Ford also played against Bette Davis in A Stolen Life.

One of his best-known roles was in the 1955 The Blackboard Jungle, where he portrayed a young, soft-spoken teacher in a slum school who inspires a class full of juvenile delinquents to care about life.

"We did a film together, and it was for me a great experience because I had always admired his work," recalled Poitier. "When I saw him in films I had always marvelled at the subtlety of his work. He was truly gifted."

In The Big Heat, 1953, a gritty crime story, Ford played a police detective.

"Acting is just being truthful," he once said. "I have to play myself. I'm not an actor who can take on another character, like Laurence Olivier. The worst thing I could do would be to play Shakespeare."

He was born Gwyllyn Samuel Newton Ford on May 1, 1916, in Quebec, the son of a railway executive. The first name reflected his family's Welsh roots.
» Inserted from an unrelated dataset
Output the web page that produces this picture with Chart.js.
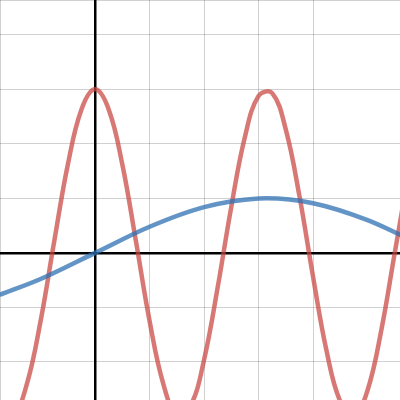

When Ford joined Columbia, Cohn asked him to change his name to John Gower; Ford refused but switched his first name to Glenn, after his father's birthplace of Glenford.

He moved to Southern California at eight and promptly fell in love with showbusiness, even sneaking onto a Culver City studio lot at night. He took to the stage at Santa Monica High School. His first professional job was as a searchlight operator in front of a movie house.

He started his career in theatre, as an actor with West Coast stage companies and as Tallulah Bankhead's stage manager in New York. In 1939, he made his first Hollywood film opposite Jean Rogers in the romance Heaven With a Barbed Wire Fence.

His director, Ricardo Cortez, told Ford he would never amount to anything and the actor returned to New York. He didn't stay away from Hollywood long, though, signing a 14-year contract with Columbia Pictures.

He married actress-dancer Eleanor Powell in 1943; the two divorced in 1959. They had a son, Peter. A 1965 marriage to actress Kathryn Hays ended quickly. In 1977, he married model Cynthia Hayward, 32 years his junior. They were divorced in 1984.